▶ REQUEST
The lines to extract run from the first line of the material below to the line containing "(4,0) -- (4,1019);", both included; leave the pictures behind.

▶ PROVIDED RECORDS
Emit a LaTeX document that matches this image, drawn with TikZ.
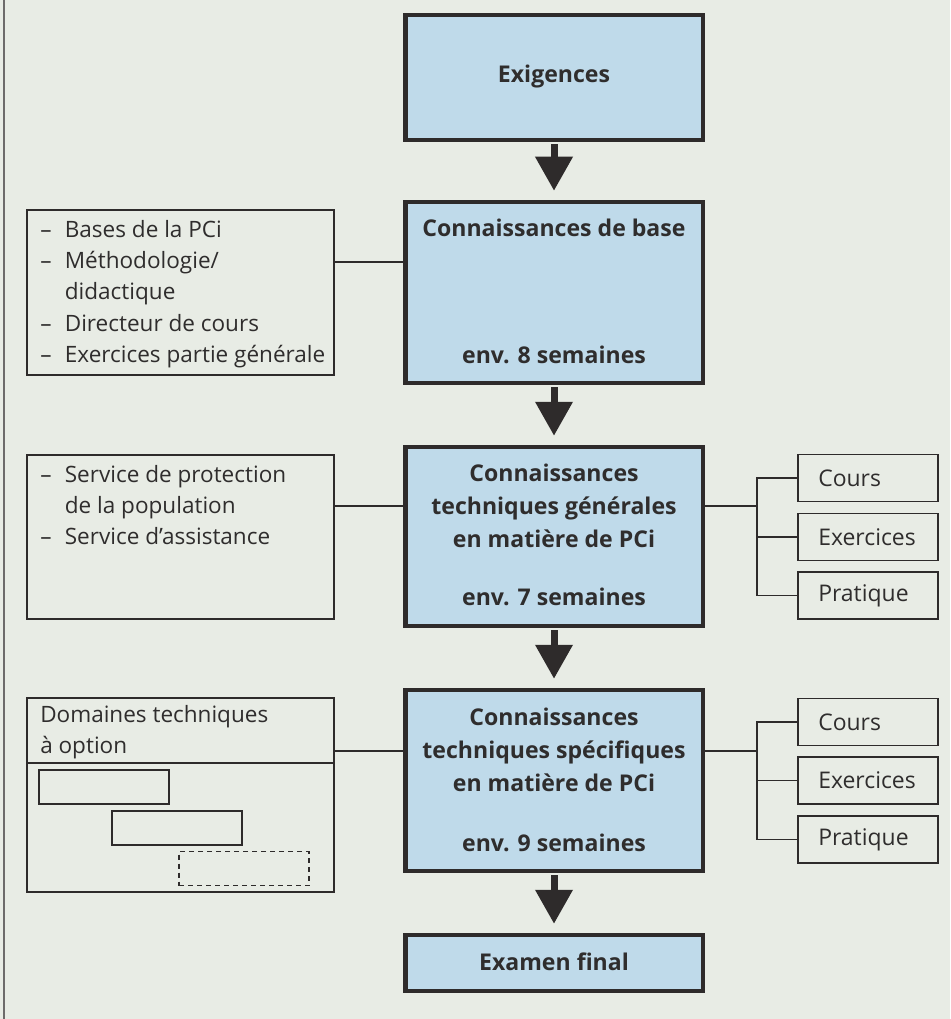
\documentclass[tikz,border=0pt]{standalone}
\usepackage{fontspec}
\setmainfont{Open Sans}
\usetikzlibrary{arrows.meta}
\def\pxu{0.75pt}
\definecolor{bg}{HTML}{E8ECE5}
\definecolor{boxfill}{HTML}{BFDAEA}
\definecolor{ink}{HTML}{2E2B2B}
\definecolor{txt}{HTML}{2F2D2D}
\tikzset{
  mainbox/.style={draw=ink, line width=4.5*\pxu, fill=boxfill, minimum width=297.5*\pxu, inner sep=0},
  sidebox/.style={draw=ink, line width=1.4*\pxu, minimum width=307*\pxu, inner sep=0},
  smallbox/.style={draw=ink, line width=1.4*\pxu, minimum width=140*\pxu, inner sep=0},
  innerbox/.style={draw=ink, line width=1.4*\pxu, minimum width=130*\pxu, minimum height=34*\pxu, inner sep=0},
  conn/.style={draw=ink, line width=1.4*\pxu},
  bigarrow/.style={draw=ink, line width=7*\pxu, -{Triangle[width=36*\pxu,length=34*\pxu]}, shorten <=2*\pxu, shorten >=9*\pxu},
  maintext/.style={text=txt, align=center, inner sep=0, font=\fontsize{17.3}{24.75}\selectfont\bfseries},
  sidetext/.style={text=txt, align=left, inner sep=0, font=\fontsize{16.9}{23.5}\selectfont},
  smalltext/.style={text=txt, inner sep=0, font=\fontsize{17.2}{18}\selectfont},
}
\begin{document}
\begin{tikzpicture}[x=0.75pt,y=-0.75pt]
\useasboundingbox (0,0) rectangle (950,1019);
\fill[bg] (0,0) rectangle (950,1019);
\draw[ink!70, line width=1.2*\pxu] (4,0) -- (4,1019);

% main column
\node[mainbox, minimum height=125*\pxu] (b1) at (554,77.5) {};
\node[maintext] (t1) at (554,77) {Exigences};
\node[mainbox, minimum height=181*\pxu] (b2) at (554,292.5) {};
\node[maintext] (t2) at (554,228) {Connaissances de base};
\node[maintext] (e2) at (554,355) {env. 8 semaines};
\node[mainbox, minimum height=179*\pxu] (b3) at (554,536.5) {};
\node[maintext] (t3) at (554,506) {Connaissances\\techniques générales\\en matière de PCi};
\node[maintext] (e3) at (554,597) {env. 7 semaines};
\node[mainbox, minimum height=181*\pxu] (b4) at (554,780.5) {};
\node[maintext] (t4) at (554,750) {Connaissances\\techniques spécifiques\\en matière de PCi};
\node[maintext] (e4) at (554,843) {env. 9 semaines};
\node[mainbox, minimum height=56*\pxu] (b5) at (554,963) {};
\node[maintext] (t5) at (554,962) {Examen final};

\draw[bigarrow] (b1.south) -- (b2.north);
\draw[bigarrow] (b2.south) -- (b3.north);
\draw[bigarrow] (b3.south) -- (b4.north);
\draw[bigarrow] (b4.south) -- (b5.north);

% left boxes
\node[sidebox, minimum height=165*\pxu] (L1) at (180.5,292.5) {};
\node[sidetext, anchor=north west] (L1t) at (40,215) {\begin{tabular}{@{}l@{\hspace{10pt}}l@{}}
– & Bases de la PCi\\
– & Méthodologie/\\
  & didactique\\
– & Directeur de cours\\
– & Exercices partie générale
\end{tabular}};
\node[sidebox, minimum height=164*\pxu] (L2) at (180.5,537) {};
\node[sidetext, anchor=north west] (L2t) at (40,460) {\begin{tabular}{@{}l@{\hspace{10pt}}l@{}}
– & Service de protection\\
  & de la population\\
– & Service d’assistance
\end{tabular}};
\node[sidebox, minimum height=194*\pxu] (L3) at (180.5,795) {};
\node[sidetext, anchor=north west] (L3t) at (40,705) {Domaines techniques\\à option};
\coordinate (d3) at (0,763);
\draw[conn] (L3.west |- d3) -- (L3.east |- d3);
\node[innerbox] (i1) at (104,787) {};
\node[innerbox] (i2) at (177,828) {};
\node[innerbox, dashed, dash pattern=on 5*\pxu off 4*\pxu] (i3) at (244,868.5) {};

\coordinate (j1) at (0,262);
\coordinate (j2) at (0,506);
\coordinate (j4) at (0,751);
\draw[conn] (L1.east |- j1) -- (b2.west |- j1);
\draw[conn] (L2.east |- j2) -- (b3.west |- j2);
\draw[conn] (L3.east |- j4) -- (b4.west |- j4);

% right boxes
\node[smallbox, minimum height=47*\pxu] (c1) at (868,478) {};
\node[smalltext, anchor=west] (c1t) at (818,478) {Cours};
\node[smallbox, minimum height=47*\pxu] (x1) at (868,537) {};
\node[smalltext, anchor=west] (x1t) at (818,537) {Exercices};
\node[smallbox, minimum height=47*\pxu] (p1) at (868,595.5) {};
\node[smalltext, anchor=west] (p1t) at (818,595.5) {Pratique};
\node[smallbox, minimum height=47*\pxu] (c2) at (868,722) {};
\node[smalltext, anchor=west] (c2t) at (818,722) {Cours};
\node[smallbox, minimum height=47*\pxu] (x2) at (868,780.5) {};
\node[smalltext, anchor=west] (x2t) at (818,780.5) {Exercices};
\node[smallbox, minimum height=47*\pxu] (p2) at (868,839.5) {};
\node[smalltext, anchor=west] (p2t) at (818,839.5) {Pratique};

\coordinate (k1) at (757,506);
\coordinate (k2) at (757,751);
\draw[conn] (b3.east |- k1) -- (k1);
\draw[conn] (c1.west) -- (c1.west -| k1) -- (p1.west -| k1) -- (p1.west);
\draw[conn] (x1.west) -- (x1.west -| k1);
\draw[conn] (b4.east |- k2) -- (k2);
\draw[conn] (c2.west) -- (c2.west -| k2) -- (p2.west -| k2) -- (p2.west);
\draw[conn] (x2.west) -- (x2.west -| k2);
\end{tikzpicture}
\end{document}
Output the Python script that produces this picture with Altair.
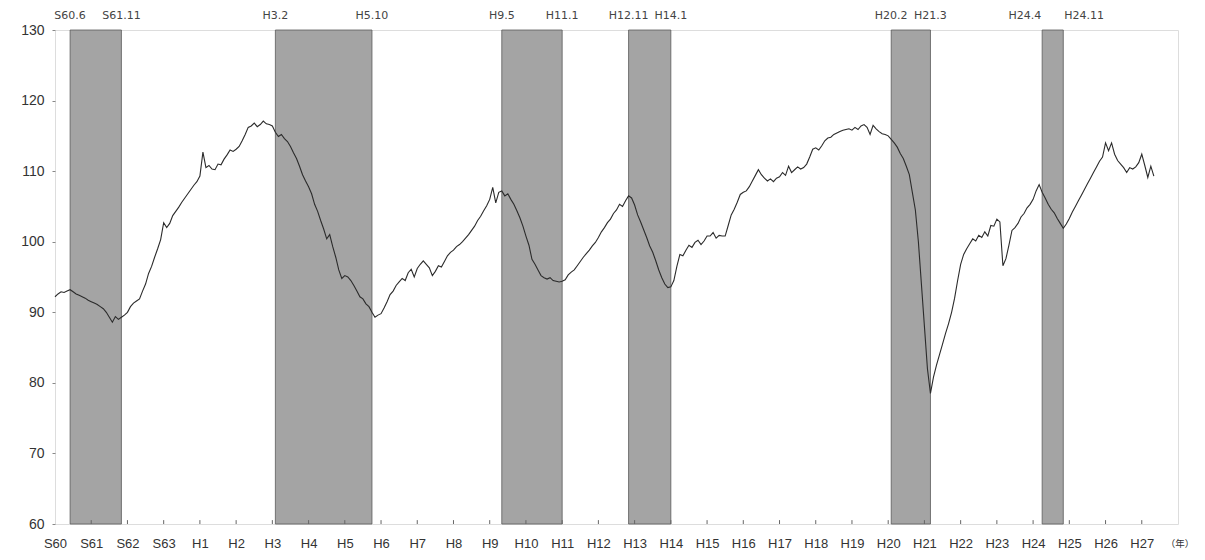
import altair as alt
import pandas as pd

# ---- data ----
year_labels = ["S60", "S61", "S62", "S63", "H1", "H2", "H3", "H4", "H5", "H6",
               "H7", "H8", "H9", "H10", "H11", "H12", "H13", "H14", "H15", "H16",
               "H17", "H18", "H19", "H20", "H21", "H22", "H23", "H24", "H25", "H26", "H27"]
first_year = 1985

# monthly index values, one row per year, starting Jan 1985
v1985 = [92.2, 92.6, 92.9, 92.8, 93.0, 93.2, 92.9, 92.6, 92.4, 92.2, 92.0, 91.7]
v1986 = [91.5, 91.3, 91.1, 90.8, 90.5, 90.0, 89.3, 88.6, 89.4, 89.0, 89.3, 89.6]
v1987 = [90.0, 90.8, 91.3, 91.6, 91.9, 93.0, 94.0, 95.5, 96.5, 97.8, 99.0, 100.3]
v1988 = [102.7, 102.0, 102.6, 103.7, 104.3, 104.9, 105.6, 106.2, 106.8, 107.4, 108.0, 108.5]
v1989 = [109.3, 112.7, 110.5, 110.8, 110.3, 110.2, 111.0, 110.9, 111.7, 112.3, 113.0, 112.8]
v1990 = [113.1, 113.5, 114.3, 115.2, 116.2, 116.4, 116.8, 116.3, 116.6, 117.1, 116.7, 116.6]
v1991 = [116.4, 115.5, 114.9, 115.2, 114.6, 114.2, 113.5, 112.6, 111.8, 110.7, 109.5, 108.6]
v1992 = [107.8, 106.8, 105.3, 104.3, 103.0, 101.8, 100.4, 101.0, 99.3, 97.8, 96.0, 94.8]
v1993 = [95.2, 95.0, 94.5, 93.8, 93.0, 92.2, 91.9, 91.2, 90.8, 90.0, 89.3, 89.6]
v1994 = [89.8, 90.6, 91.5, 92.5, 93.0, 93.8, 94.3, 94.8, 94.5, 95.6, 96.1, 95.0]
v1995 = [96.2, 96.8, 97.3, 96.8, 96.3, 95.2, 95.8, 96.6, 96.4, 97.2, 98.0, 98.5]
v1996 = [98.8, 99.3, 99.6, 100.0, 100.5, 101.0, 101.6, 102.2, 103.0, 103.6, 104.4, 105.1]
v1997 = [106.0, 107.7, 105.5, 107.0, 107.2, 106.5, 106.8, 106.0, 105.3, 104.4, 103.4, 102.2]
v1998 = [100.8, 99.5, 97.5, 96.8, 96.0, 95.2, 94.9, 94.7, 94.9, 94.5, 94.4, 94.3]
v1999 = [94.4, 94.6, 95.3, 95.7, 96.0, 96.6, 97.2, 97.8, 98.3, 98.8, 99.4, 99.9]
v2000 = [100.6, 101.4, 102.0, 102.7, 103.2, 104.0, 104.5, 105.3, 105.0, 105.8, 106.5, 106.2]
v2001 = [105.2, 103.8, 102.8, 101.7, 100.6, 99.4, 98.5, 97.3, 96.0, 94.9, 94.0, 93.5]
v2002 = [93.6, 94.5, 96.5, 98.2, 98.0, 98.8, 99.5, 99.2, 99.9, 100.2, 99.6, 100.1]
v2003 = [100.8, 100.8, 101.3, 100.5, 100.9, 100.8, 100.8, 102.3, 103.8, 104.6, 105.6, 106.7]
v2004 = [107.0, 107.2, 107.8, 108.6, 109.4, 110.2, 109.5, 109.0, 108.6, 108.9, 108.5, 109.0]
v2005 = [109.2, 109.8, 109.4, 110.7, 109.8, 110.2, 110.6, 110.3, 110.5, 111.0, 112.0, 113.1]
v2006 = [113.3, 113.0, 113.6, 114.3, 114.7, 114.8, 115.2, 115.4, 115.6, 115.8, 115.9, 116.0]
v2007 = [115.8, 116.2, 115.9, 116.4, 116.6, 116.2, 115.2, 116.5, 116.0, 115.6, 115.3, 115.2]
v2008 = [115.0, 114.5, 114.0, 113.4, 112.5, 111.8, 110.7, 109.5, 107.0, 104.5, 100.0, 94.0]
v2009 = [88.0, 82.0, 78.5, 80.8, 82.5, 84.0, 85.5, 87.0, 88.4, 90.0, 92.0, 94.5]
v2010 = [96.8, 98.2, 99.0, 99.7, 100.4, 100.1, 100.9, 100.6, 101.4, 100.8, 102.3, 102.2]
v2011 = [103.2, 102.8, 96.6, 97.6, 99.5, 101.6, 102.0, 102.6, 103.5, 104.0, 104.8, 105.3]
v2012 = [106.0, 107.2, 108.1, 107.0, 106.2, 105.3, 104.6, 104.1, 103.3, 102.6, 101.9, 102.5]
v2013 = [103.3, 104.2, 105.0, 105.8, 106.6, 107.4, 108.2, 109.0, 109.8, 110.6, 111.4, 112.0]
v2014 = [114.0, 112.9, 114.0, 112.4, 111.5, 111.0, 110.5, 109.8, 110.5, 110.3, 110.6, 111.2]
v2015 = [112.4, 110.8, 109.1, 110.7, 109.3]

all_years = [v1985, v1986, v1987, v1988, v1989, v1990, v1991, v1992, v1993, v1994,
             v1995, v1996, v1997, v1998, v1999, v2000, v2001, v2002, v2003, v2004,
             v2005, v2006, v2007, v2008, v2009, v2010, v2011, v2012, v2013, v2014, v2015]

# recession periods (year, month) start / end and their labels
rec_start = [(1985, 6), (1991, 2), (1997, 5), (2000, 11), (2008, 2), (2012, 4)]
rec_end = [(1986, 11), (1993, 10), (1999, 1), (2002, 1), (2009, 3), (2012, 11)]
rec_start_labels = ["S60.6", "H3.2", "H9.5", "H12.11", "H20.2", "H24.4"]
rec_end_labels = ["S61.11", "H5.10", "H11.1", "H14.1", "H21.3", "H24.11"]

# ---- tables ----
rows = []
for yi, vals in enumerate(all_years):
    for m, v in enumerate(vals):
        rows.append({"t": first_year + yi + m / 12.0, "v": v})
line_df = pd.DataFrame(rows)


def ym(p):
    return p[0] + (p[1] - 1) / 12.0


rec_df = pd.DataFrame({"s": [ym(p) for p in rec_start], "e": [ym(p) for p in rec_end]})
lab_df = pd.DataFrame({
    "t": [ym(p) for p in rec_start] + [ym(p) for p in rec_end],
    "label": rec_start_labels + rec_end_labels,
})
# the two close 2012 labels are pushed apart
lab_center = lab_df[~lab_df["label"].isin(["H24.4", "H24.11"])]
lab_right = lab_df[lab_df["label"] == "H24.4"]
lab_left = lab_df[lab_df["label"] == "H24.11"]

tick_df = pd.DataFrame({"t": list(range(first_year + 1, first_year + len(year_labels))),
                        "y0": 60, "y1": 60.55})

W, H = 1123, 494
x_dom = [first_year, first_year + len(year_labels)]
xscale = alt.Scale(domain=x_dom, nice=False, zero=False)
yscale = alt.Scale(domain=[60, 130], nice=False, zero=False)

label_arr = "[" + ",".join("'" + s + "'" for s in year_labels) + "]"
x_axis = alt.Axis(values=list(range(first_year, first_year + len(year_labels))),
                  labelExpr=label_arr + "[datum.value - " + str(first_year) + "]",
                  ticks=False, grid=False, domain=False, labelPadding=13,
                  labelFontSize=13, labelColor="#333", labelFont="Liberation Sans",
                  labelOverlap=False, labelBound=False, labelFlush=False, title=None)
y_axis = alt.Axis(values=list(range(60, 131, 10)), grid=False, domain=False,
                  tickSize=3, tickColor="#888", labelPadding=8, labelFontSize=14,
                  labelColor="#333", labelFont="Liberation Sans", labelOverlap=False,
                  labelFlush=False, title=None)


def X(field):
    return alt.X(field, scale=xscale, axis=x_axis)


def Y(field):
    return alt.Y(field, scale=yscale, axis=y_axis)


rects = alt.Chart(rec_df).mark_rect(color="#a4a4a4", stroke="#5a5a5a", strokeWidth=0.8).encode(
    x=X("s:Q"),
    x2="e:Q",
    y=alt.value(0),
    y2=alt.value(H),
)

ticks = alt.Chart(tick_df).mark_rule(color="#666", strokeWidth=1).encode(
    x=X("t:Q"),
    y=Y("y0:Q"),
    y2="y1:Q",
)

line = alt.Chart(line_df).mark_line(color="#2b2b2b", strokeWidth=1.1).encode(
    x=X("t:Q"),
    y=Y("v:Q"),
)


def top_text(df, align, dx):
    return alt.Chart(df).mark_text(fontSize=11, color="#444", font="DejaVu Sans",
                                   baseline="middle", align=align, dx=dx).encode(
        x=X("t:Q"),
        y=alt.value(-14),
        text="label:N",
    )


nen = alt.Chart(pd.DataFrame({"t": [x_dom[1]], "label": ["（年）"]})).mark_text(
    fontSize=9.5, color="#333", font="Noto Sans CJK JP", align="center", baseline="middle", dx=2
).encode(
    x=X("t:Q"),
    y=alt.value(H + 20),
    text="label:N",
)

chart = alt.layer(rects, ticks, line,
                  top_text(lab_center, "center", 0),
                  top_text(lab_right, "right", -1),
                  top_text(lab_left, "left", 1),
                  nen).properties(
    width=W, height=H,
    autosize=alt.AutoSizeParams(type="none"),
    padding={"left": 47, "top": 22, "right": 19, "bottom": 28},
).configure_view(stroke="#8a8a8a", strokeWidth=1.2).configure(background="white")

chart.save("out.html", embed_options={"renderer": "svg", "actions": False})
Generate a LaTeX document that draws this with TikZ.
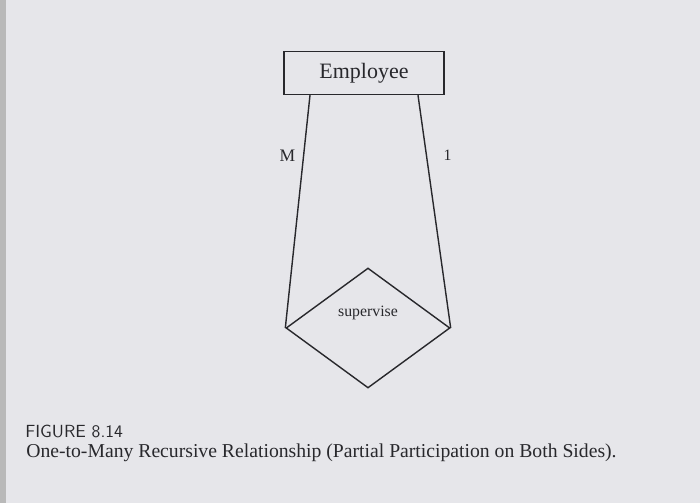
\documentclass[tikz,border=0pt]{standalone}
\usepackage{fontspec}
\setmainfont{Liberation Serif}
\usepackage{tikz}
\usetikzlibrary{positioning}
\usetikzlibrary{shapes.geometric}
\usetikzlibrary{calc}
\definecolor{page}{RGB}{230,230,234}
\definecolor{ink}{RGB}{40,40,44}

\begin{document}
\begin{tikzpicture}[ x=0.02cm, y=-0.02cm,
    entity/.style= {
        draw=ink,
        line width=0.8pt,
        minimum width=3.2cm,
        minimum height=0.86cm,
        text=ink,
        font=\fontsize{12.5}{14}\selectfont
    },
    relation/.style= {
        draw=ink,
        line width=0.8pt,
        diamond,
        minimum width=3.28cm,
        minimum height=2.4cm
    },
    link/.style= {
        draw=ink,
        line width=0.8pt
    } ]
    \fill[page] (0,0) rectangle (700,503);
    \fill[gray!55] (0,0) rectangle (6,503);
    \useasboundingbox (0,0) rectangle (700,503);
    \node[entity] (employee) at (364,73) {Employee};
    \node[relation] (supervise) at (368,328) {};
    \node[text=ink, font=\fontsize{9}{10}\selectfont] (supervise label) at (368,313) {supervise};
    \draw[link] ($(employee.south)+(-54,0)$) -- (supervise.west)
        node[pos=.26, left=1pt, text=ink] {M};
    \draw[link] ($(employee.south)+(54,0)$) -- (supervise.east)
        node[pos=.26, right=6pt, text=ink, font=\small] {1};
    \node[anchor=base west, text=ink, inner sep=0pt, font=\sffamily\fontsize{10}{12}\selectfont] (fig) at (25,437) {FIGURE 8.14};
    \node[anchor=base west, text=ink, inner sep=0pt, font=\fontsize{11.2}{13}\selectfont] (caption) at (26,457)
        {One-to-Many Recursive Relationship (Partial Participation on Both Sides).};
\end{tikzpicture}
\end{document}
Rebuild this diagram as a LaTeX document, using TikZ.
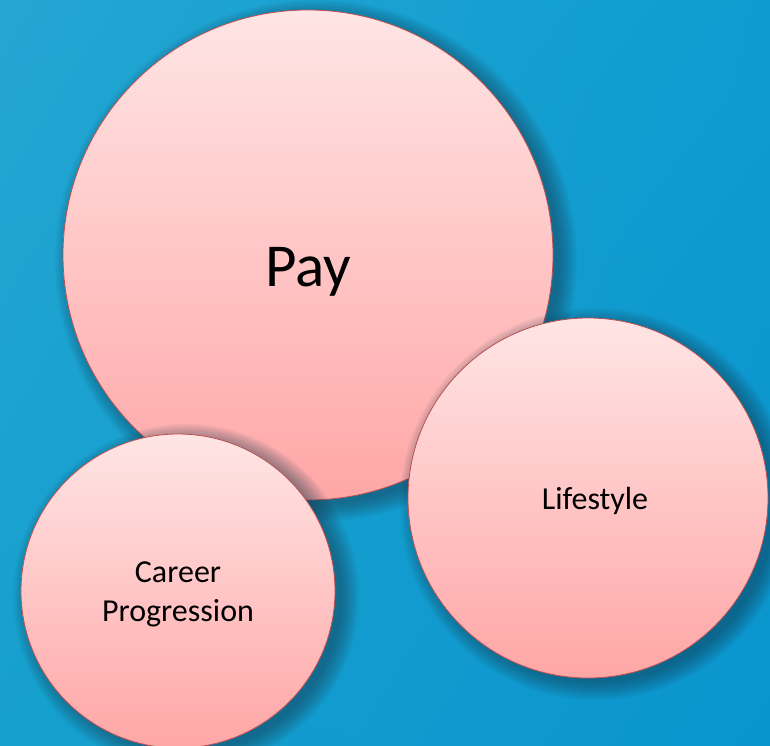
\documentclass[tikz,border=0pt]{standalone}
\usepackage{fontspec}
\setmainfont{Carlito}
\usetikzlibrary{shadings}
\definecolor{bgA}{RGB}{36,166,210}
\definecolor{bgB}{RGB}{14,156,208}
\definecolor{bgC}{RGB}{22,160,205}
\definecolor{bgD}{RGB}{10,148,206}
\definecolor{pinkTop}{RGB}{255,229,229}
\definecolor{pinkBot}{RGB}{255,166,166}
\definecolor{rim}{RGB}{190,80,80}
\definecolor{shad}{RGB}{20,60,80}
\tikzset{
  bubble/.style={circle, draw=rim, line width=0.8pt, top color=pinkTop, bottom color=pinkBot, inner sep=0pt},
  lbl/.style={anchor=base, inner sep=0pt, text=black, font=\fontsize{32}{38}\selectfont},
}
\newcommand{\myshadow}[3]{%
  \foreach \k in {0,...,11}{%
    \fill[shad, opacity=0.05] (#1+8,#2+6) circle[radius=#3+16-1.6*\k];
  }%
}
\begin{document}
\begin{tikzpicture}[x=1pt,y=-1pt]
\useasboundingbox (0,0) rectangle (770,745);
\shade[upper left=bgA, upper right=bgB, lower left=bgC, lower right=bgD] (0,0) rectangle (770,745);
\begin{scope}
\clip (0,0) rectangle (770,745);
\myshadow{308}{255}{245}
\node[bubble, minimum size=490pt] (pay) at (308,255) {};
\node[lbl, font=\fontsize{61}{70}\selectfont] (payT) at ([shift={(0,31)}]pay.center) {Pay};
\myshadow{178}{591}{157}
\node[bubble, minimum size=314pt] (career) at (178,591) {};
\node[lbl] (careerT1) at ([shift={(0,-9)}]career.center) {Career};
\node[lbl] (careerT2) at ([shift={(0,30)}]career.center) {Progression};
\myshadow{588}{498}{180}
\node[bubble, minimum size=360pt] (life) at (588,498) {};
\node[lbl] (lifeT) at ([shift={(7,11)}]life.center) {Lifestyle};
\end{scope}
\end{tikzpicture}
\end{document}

▶ SOLUTION TO THIS TASK
Emit a LaTeX document that matches this image, drawn with TikZ.
\documentclass[tikz,border=0pt]{standalone}
\usepackage{fontspec}
\setmainfont{Open Sans}
\usetikzlibrary{arrows.meta}
\def\pxu{0.75pt}
\definecolor{bg}{HTML}{E8ECE5}
\definecolor{boxfill}{HTML}{BFDAEA}
\definecolor{ink}{HTML}{2E2B2B}
\definecolor{txt}{HTML}{2F2D2D}
\tikzset{
  mainbox/.style={draw=ink, line width=4.5*\pxu, fill=boxfill, minimum width=297.5*\pxu, inner sep=0},
  sidebox/.style={draw=ink, line width=1.4*\pxu, minimum width=307*\pxu, inner sep=0},
  smallbox/.style={draw=ink, line width=1.4*\pxu, minimum width=140*\pxu, inner sep=0},
  innerbox/.style={draw=ink, line width=1.4*\pxu, minimum width=130*\pxu, minimum height=34*\pxu, inner sep=0},
  conn/.style={draw=ink, line width=1.4*\pxu},
  bigarrow/.style={draw=ink, line width=7*\pxu, -{Triangle[width=36*\pxu,length=34*\pxu]}, shorten <=2*\pxu, shorten >=9*\pxu},
  maintext/.style={text=txt, align=center, inner sep=0, font=\fontsize{17.3}{24.75}\selectfont\bfseries},
  sidetext/.style={text=txt, align=left, inner sep=0, font=\fontsize{16.9}{23.5}\selectfont},
  smalltext/.style={text=txt, inner sep=0, font=\fontsize{17.2}{18}\selectfont},
}
\begin{document}
\begin{tikzpicture}[x=0.75pt,y=-0.75pt]
\useasboundingbox (0,0) rectangle (950,1019);
\fill[bg] (0,0) rectangle (950,1019);
\draw[ink!70, line width=1.2*\pxu] (4,0) -- (4,1019);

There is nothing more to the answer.